━━━━━ Input for this task

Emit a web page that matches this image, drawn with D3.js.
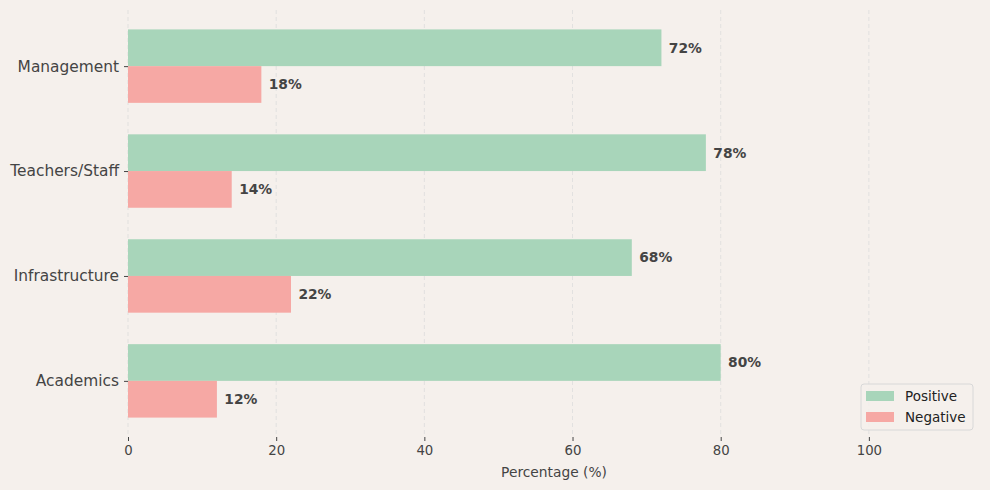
<!DOCTYPE html>
<html>
<head>
<meta charset="utf-8">
<script src="https://cdn.jsdelivr.net/npm/d3@7"></script>
<style>
  body { margin: 0; background: #f5f0ec; }
  text { font-family: "DejaVu Sans", sans-serif; }
</style>
</head>
<body>
<div id="chart"></div>
<script>
// data
var categories = ["Academics", "Infrastructure", "Teachers/Staff", "Management"];
var positive = [80, 68, 78, 72];
var negative = [12, 22, 14, 18];
var xTicks = [0, 20, 40, 60, 80, 100];

var W = 990, H = 490;
var margin = {top: 10, right: 10, bottom: 53, left: 128},
    width = W - margin.left - margin.right,
    height = H - margin.top - margin.bottom;

var svg = d3.select("#chart").append("svg")
    .attr("width", W).attr("height", H)
    .style("background", "#f5f0ec");

var g = svg.append("g")
    .attr("transform", "translate(" + margin.left + "," + margin.top + ")");

// x scale, 0..115
var x = d3.scaleLinear().domain([0, 115]).range([0, width]);
// y scale in category units, matplotlib-style padding
var y = d3.scaleLinear().domain([-0.535, 3.535]).range([height, 0]);
var barH = 0.35;

// grid lines
g.selectAll(".grid").data(xTicks).enter().append("line")
    .attr("x1", d => x(d)).attr("x2", d => x(d))
    .attr("y1", 0).attr("y2", height)
    .attr("stroke", "#dcdcdc").attr("stroke-width", 0.8)
    .attr("stroke-dasharray", "4,3");

// bars
var green = "#a8d5ba", red = "#f6a8a4";
g.selectAll(".pos").data(positive).enter().append("rect")
    .attr("x", x(0))
    .attr("y", (d, i) => y(i + barH))
    .attr("width", d => x(d) - x(0))
    .attr("height", y(0) - y(barH))
    .attr("fill", green);
g.selectAll(".neg").data(negative).enter().append("rect")
    .attr("x", x(0))
    .attr("y", (d, i) => y(i))
    .attr("width", d => x(d) - x(0))
    .attr("height", y(0) - y(barH))
    .attr("fill", red);

// value labels
g.selectAll(".plab").data(positive).enter().append("text")
    .attr("x", d => x(d + 1))
    .attr("y", (d, i) => y(i + barH / 2))
    .attr("dy", "0.35em")
    .attr("font-size", 13.8).attr("font-weight", "bold").attr("fill", "#444")
    .text(d => d + "%");
g.selectAll(".nlab").data(negative).enter().append("text")
    .attr("x", d => x(d + 1))
    .attr("y", (d, i) => y(i - barH / 2))
    .attr("dy", "0.35em")
    .attr("font-size", 13.8).attr("font-weight", "bold").attr("fill", "#444")
    .text(d => d + "%");

// x axis
var xAxis = g.append("g")
    .attr("transform", "translate(0," + height + ")")
    .call(d3.axisBottom(x).tickValues(xTicks).tickSize(4).tickPadding(5));
xAxis.select(".domain").remove();
xAxis.selectAll("line").attr("stroke", "#444");
xAxis.selectAll("text").attr("font-size", 13.3).attr("fill", "#444")
    .style("font-family", "DejaVu Sans");

// y axis
var yAxis = g.append("g")
    .call(d3.axisLeft(y).tickValues(d3.range(categories.length))
      .tickFormat(i => categories[i]).tickSize(4).tickPadding(5));
yAxis.select(".domain").remove();
yAxis.selectAll("line").attr("stroke", "#444");
yAxis.selectAll("text").attr("font-size", 15.4).attr("fill", "#444")
    .style("font-family", "DejaVu Sans");

// x label
g.append("text")
    .attr("x", x(115) / 2)
    .attr("y", height + 40)
    .attr("text-anchor", "middle")
    .attr("font-size", 13.8).attr("fill", "#444")
    .text("Percentage (%)");

// legend
var lg = svg.append("g").attr("transform", "translate(861,384)");
lg.append("rect").attr("width", 112).attr("height", 46).attr("rx", 3)
    .attr("fill", "#f5f0ec").attr("fill-opacity", 0.8)
    .attr("stroke", "#d8d8d8");
var legItems = [{label: "Positive", color: green}, {label: "Negative", color: red}];
legItems.forEach(function(d, i) {
  lg.append("rect").attr("x", 5).attr("y", 7 + i * 21)
    .attr("width", 28).attr("height", 10).attr("fill", d.color);
  lg.append("text").attr("x", 44).attr("y", 12 + i * 21).attr("dy", "0.35em")
    .attr("font-size", 13.5).attr("fill", "#222").text(d.label);
});
</script>
</body>
</html>
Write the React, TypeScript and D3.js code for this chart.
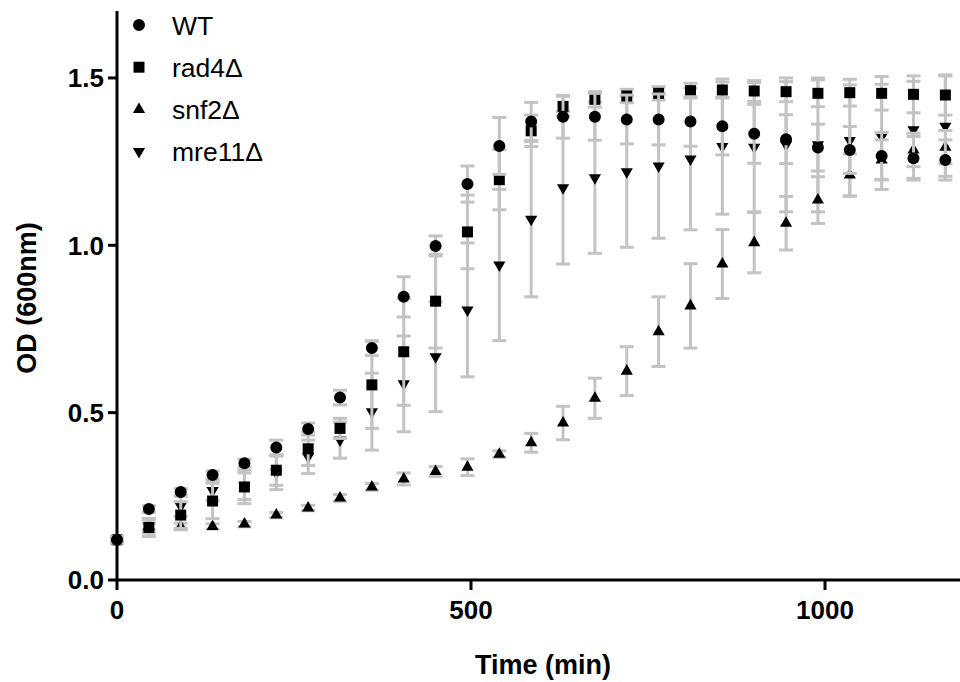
import React from "react";
import * as d3 from "d3";

const times = [0, 45, 90, 135, 180, 225, 270, 315, 360, 405, 450, 495, 540, 585, 630, 675, 720, 765, 810, 855, 900, 945, 990, 1035, 1080, 1125, 1170];

const wtMean = [0.12, 0.212, 0.263, 0.314, 0.349, 0.396, 0.451, 0.545, 0.693, 0.846, 0.998, 1.183, 1.297, 1.370, 1.384, 1.384, 1.376, 1.376, 1.370, 1.356, 1.333, 1.317, 1.292, 1.285, 1.267, 1.260, 1.255];
const wtSd = [0.01, 0.01, 0.01, 0.012, 0.012, 0.022, 0.018, 0.022, 0.022, 0.06, 0.03, 0.054, 0.085, 0.057, 0.064, 0.07, 0.073, 0.076, 0.074, 0.086, 0.088, 0.073, 0.07, 0.07, 0.07, 0.065, 0.06];

const rad4Mean = [0.12, 0.157, 0.194, 0.236, 0.278, 0.328, 0.392, 0.453, 0.583, 0.682, 0.833, 1.040, 1.196, 1.342, 1.415, 1.436, 1.446, 1.454, 1.462, 1.464, 1.461, 1.459, 1.454, 1.456, 1.454, 1.451, 1.449];
const rad4Sd = [0.01, 0.027, 0.04, 0.053, 0.05, 0.045, 0.05, 0.03, 0.13, 0.16, 0.14, 0.11, 0.09, 0.047, 0.03, 0.023, 0.02, 0.02, 0.022, 0.024, 0.031, 0.03, 0.04, 0.04, 0.05, 0.055, 0.06];

const snf2Mean = [0.12, 0.16, 0.16, 0.16, 0.167, 0.194, 0.215, 0.245, 0.278, 0.302, 0.324, 0.337, 0.376, 0.410, 0.469, 0.543, 0.624, 0.742, 0.819, 0.944, 1.008, 1.066, 1.135, 1.210, 1.255, 1.285, 1.293];
const snf2Sd = [0.005, 0.01, 0.01, 0.008, 0.008, 0.008, 0.008, 0.01, 0.01, 0.018, 0.015, 0.025, 0.01, 0.028, 0.05, 0.06, 0.073, 0.104, 0.126, 0.103, 0.09, 0.08, 0.07, 0.063, 0.06, 0.05, 0.05];

const mre11Mean = [0.12, 0.16, 0.22, 0.267, 0.28, 0.32, 0.368, 0.418, 0.503, 0.586, 0.667, 0.807, 0.941, 1.078, 1.172, 1.202, 1.220, 1.237, 1.258, 1.295, 1.293, 1.30, 1.30, 1.313, 1.324, 1.345, 1.356];
const mre11Sd = [0.01, 0.02, 0.03, 0.03, 0.04, 0.05, 0.05, 0.054, 0.115, 0.143, 0.164, 0.20, 0.226, 0.232, 0.228, 0.226, 0.226, 0.216, 0.212, 0.202, 0.193, 0.2, 0.2, 0.166, 0.157, 0.145, 0.15];

const seriesNames = ["WT", "rad4Δ", "snf2Δ", "mre11Δ"];
const xTicks = [0, 500, 1000];
const yTicks = [0.0, 0.5, 1.0, 1.5];

const W = 960;
const H = 682;

const symbolFor = (k: number) => {
  if (k === 0) return d3.symbol(d3.symbolCircle, 113)();
  if (k === 1) return d3.symbol(d3.symbolSquare, 121)();
  return d3.symbol(d3.symbolTriangle, 64)();
};

export default function App() {
  const x = d3.scaleLinear().domain([0, 1200]).range([117, 966.6]);
  const y = d3.scaleLinear().domain([0, 1.7]).range([580, 11]);
  const means = [wtMean, rad4Mean, snf2Mean, mre11Mean];
  const sds = [wtSd, rad4Sd, snf2Sd, mre11Sd];
  const drawOrder = [3, 2, 1, 0];
  const font = "'Liberation Sans', Arial, Helvetica, sans-serif";
  const capW = 7;

  return (
    <svg width={W} height={H} style={{ position: "absolute", left: 0, top: 0, background: "#fff" }}>
      <rect x={0} y={0} width={W} height={H} fill="#fff" />
      {/* axes */}
      <g stroke="#000" strokeWidth={3}>
        <line x1={117} x2={117} y1={y(1.7)} y2={y(0) + 1.5} />
        <line x1={117 - 1.5} x2={W + 10} y1={y(0)} y2={y(0)} />
        {yTicks.map((v) => (
          <line key={v} x1={108} x2={117} y1={y(v)} y2={y(v)} />
        ))}
        {xTicks.map((v) => (
          <line key={v} x1={x(v)} x2={x(v)} y1={y(0)} y2={y(0) + 10} />
        ))}
      </g>
      {drawOrder.map((k) => (
        <g key={k}>
          {times.map((t, i) => {
            const cx = x(t);
            const yt = y(means[k][i] + sds[k][i]);
            const yb = y(means[k][i] - sds[k][i]);
            return (
              <g key={i} stroke="#c3c3c3" strokeWidth={3}>
                <line x1={cx} x2={cx} y1={yt} y2={yb} />
                <line x1={cx - capW} x2={cx + capW} y1={yt} y2={yt} />
                <line x1={cx - capW} x2={cx + capW} y1={yb} y2={yb} />
              </g>
            );
          })}
          {times.map((t, i) => (
            <path
              key={"m" + i}
              d={symbolFor(k) as string}
              transform={`translate(${x(t)},${y(means[k][i])})${k === 3 ? " rotate(180)" : ""}`}
              fill="#000"
            />
          ))}
        </g>
      ))}
      {yTicks.map((v) => (
        <text key={v} x={104} y={y(v)} dy="0.36em" textAnchor="end" fontFamily={font} fontWeight="bold" fontSize={26} fill="#000">
          {d3.format(".1f")(v)}
        </text>
      ))}
      {xTicks.map((v) => (
        <text key={v} x={x(v)} y={610} dy="0.36em" textAnchor="middle" fontFamily={font} fontWeight="bold" fontSize={26} fill="#000">
          {v}
        </text>
      ))}
      <text x={543} y={674} textAnchor="middle" fontFamily={font} fontWeight="bold" fontSize={27} fill="#000">
        Time (min)
      </text>
      <text transform={`translate(36,298) rotate(-90)`} textAnchor="middle" fontFamily={font} fontWeight="bold" fontSize={27} fill="#000">
        OD (600nm)
      </text>
      {/* legend */}
      {seriesNames.map((name, k) => (
        <g key={name} transform={`translate(0,${25 + k * 42.2})`}>
          <path d={symbolFor(k) as string} transform={`translate(139,0)${k === 3 ? " rotate(180)" : ""}`} fill="#000" />
          <text x={172} y={0} dy="0.36em" fontFamily={font} fontSize={26.5} fill="#000">
            {name}
          </text>
        </g>
      ))}
    </svg>
  );
}
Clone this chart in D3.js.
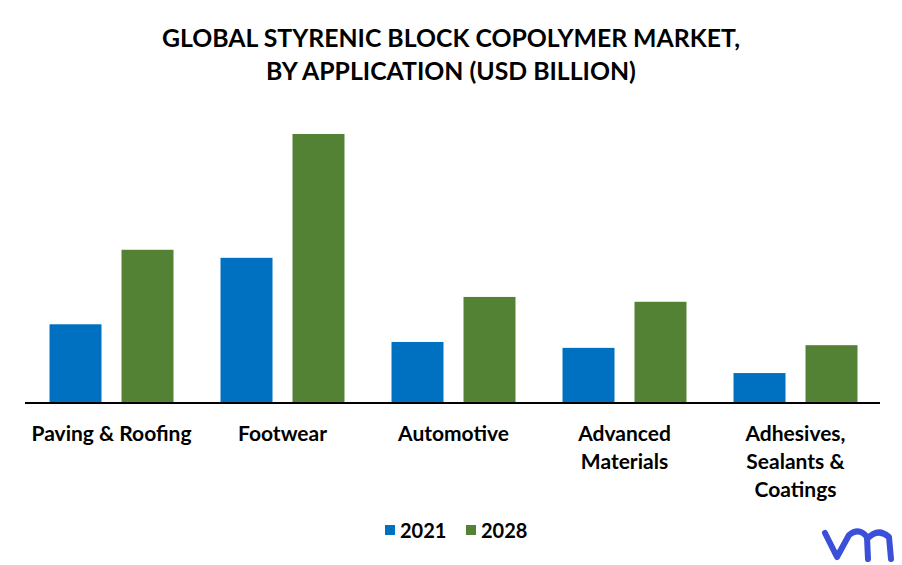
<!DOCTYPE html>
<html>
<head>
<meta charset="utf-8">
<script src="https://cdn.jsdelivr.net/npm/d3@7"></script>
<style>
  body { margin: 0; background: #fff; }
  svg text { font-family: Lato, "Open Sans", sans-serif; font-weight: bold; fill: #000; }
</style>
</head>
<body>
<div class="chart"></div>
<script>
// ---- data (USD billion) ----
const categories = [
  ['Paving & Roofing'],
  ['Footwear'],
  ['Automotive'],
  ['Advanced', 'Materials'],
  ['Adhesives,', 'Sealants &', 'Coatings']
];
const series = ['2021', '2028'];
const values2021 = [1.45, 2.69, 1.12, 1.01, 0.54];
const values2028 = [2.84, 5.00, 1.96, 1.87, 1.06];
const colors = ['#0070c0', '#548235'];

const width = 902, height = 565;
const xLeft = 25, xRight = 880, yBase = 402, yTop = 134;

const svg = d3.select('.chart').append('svg')
  .attr('width', width)
  .attr('height', height);

// title
svg.append('text')
  .attr('x', 451).attr('y', 47)
  .attr('text-anchor', 'middle')
  .style('font-size', '24.8px')
  .text('GLOBAL STYRENIC BLOCK COPOLYMER MARKET,');
svg.append('text')
  .attr('x', 451).attr('y', 80)
  .attr('text-anchor', 'middle')
  .style('font-size', '24.8px')
  .text('BY APPLICATION (USD BILLION)');

// scales
const x0 = d3.scaleBand()
  .domain(d3.range(categories.length))
  .range([xLeft + 1, xRight + 1])
  .paddingInner(0.275)
  .paddingOuter(0.1375);
const x1 = d3.scaleBand()
  .domain(series)
  .range([0, x0.bandwidth()])
  .paddingInner(0.278);
const y = d3.scaleLinear().domain([0, 5.0]).range([yBase, yTop]);

const rows = categories.map((c, i) => ({ i, vals: [values2021[i], values2028[i]] }));

// bars
const groups = svg.selectAll('g.grp')
  .data(rows)
  .enter().append('g')
    .attr('class', 'grp')
    .attr('transform', d => 'translate(' + x0(d.i) + ',0)');

groups.selectAll('rect')
  .data(d => d.vals.map((v, k) => ({ k, v })))
  .enter().append('rect')
    .attr('x', d => x1(series[d.k]))
    .attr('y', d => y(d.v))
    .attr('width', x1.bandwidth())
    .attr('height', d => yBase - y(d.v))
    .attr('fill', d => colors[d.k]);

// x axis
const axis = svg.append('g')
  .attr('transform', 'translate(0,' + (yBase + 1) + ')')
  .call(d3.axisBottom(x0).tickSize(0).tickFormat(''));
axis.select('.domain').attr('stroke', '#000').attr('stroke-width', 2)
  .attr('d', 'M' + xLeft + ',0H' + xRight);

// category labels
svg.selectAll('text.cat')
  .data(categories)
  .enter().append('text')
    .attr('class', 'cat')
    .attr('text-anchor', 'middle')
    .style('font-size', '21px')
    .attr('x', (d, i) => x0(i) + x0.bandwidth() / 2)
    .attr('y', 441)
    .each(function (d) {
      const t = d3.select(this);
      d.forEach((line, j) => {
        t.append('tspan')
          .attr('x', t.attr('x'))
          .attr('dy', j === 0 ? 0 : 28)
          .text(line);
      });
    });

// legend
const legend = svg.selectAll('g.leg')
  .data(series)
  .enter().append('g')
    .attr('class', 'leg')
    .attr('transform', (d, i) => 'translate(' + (385 + i * 81) + ',525)');
legend.append('rect')
  .attr('width', 10).attr('height', 10)
  .attr('fill', (d, i) => colors[i]);
legend.append('text')
  .attr('x', 15).attr('y', 12.5)
  .style('font-size', '20px')
  .text(d => d);

// logo (drawn as strokes)
svg.append('path')
  .attr('d', 'M825,533 L837,557 L849,535 Q859,527 867,537 L868,559 M867,539 Q878,527 889,537 L891,559')
  .attr('fill', 'none')
  .attr('stroke', '#3b4fd8')
  .attr('stroke-width', 6)
  .attr('stroke-linecap', 'round')
  .attr('stroke-linejoin', 'round');
</script>
</body>
</html>
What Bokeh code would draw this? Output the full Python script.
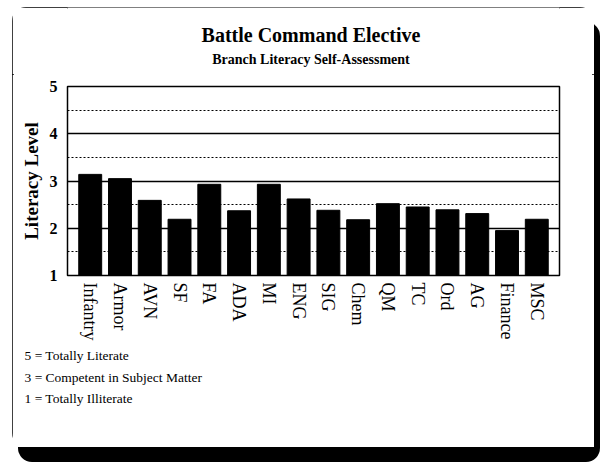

━━━━━━━━━━

> **Written task**
In the listing above, find the line with "Write the React, TypeScript" and the line with "0.05, 0.055, 0.06];". Set down exactly those lines and everything between them, skipping pictures.

> **Correct response**
Write the React, TypeScript and D3.js code for this chart.
import React from "react";
import * as d3 from "d3";

const times = [0, 45, 90, 135, 180, 225, 270, 315, 360, 405, 450, 495, 540, 585, 630, 675, 720, 765, 810, 855, 900, 945, 990, 1035, 1080, 1125, 1170];

const wtMean = [0.12, 0.212, 0.263, 0.314, 0.349, 0.396, 0.451, 0.545, 0.693, 0.846, 0.998, 1.183, 1.297, 1.370, 1.384, 1.384, 1.376, 1.376, 1.370, 1.356, 1.333, 1.317, 1.292, 1.285, 1.267, 1.260, 1.255];
const wtSd = [0.01, 0.01, 0.01, 0.012, 0.012, 0.022, 0.018, 0.022, 0.022, 0.06, 0.03, 0.054, 0.085, 0.057, 0.064, 0.07, 0.073, 0.076, 0.074, 0.086, 0.088, 0.073, 0.07, 0.07, 0.07, 0.065, 0.06];

const rad4Mean = [0.12, 0.157, 0.194, 0.236, 0.278, 0.328, 0.392, 0.453, 0.583, 0.682, 0.833, 1.040, 1.196, 1.342, 1.415, 1.436, 1.446, 1.454, 1.462, 1.464, 1.461, 1.459, 1.454, 1.456, 1.454, 1.451, 1.449];
const rad4Sd = [0.01, 0.027, 0.04, 0.053, 0.05, 0.045, 0.05, 0.03, 0.13, 0.16, 0.14, 0.11, 0.09, 0.047, 0.03, 0.023, 0.02, 0.02, 0.022, 0.024, 0.031, 0.03, 0.04, 0.04, 0.05, 0.055, 0.06];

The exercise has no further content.